(Figure scripts)
-- START --
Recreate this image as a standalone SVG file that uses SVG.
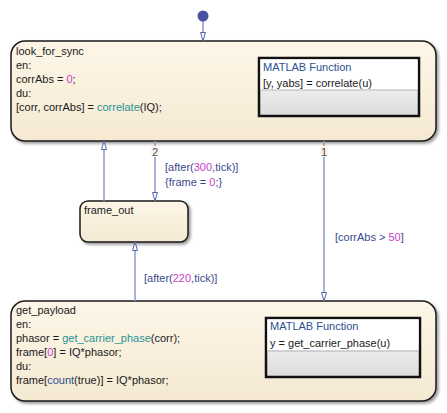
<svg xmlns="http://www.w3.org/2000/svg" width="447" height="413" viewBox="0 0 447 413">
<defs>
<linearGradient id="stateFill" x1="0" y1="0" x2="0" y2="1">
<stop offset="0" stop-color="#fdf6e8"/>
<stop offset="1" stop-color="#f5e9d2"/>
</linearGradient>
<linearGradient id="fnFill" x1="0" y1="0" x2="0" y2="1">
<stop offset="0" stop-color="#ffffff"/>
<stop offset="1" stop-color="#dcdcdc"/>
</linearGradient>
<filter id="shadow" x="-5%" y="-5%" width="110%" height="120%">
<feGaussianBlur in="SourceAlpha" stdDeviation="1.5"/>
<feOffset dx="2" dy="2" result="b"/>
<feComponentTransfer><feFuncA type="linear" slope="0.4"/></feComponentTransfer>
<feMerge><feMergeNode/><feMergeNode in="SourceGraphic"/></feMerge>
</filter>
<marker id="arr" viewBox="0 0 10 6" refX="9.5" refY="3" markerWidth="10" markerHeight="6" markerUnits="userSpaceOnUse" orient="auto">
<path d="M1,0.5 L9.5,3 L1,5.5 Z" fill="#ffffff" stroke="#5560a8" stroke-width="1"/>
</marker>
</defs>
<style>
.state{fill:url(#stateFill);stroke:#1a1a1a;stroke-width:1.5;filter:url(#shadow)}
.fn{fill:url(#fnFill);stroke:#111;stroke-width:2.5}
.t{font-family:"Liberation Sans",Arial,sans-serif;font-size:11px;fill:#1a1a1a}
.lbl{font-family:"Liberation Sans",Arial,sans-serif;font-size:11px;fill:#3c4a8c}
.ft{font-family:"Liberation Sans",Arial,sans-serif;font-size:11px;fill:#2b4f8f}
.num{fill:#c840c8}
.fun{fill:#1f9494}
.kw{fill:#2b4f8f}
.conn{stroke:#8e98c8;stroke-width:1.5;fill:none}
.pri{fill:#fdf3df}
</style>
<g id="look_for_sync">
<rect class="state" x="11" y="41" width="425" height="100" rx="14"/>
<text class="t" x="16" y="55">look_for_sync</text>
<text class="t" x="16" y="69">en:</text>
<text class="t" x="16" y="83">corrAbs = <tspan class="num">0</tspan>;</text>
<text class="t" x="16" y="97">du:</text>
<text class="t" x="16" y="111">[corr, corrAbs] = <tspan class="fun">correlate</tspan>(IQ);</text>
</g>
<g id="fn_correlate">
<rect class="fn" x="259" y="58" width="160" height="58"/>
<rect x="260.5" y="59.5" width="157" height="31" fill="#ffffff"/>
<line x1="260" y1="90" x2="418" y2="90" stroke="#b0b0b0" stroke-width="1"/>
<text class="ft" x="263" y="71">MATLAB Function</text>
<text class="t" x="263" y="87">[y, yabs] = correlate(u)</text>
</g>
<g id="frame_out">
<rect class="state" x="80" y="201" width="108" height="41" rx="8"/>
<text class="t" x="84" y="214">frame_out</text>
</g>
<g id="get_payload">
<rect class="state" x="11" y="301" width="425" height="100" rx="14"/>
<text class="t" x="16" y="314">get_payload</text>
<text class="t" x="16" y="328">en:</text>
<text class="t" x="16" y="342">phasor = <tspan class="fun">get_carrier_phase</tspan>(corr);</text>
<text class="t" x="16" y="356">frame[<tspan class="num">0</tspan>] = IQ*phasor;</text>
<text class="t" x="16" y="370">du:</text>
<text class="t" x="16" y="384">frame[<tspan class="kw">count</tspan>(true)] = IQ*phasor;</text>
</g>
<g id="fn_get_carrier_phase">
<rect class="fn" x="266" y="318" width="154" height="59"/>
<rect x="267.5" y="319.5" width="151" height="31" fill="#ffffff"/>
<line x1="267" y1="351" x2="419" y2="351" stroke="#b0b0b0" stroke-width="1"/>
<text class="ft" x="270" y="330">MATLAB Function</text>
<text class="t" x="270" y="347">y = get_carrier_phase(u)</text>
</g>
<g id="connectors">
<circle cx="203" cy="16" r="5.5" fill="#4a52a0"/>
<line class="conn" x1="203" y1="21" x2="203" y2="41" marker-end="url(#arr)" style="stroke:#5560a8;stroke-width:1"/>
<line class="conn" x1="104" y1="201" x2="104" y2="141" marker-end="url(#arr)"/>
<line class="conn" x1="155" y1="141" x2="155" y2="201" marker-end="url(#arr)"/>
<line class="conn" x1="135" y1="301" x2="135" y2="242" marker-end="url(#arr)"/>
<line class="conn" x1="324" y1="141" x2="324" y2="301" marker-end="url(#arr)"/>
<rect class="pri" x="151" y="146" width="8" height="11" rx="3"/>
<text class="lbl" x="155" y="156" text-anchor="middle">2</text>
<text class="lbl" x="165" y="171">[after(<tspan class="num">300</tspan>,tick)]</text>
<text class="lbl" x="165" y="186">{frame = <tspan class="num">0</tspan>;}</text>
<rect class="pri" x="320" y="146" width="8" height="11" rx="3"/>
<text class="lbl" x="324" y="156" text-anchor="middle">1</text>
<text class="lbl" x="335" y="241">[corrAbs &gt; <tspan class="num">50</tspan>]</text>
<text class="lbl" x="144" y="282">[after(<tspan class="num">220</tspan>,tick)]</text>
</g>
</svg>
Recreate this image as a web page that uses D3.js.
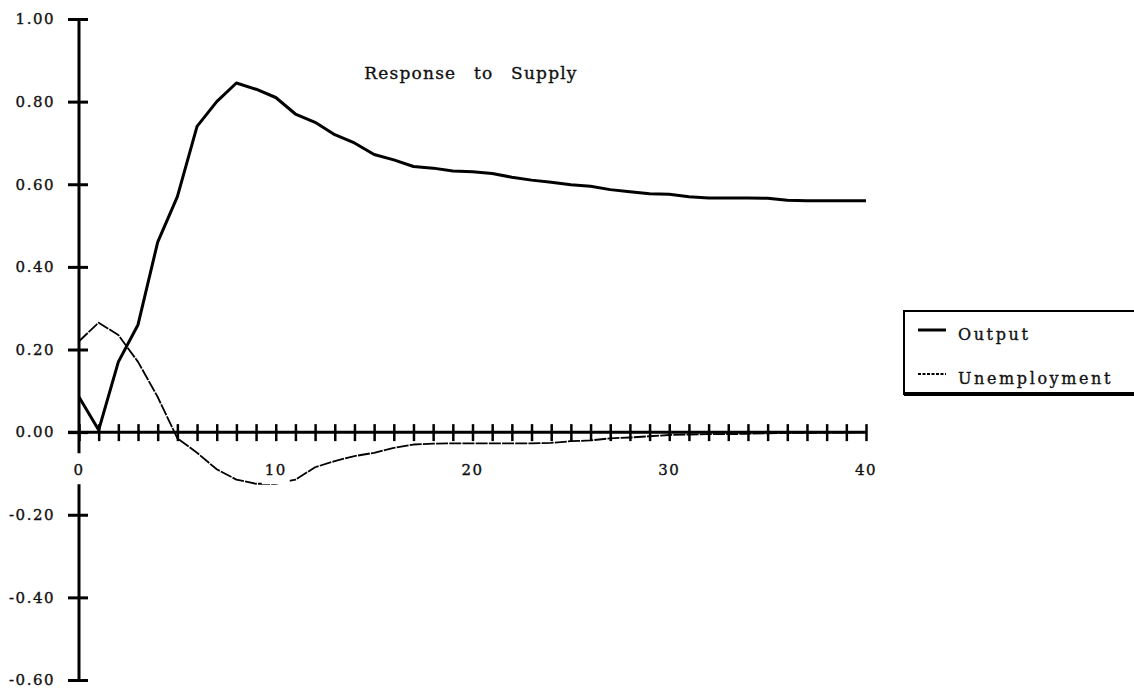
-- END --
-- PROBLEM --
Your answer should be a single number: the count of lines in the material above that contain "uses".

-- RESULT --
2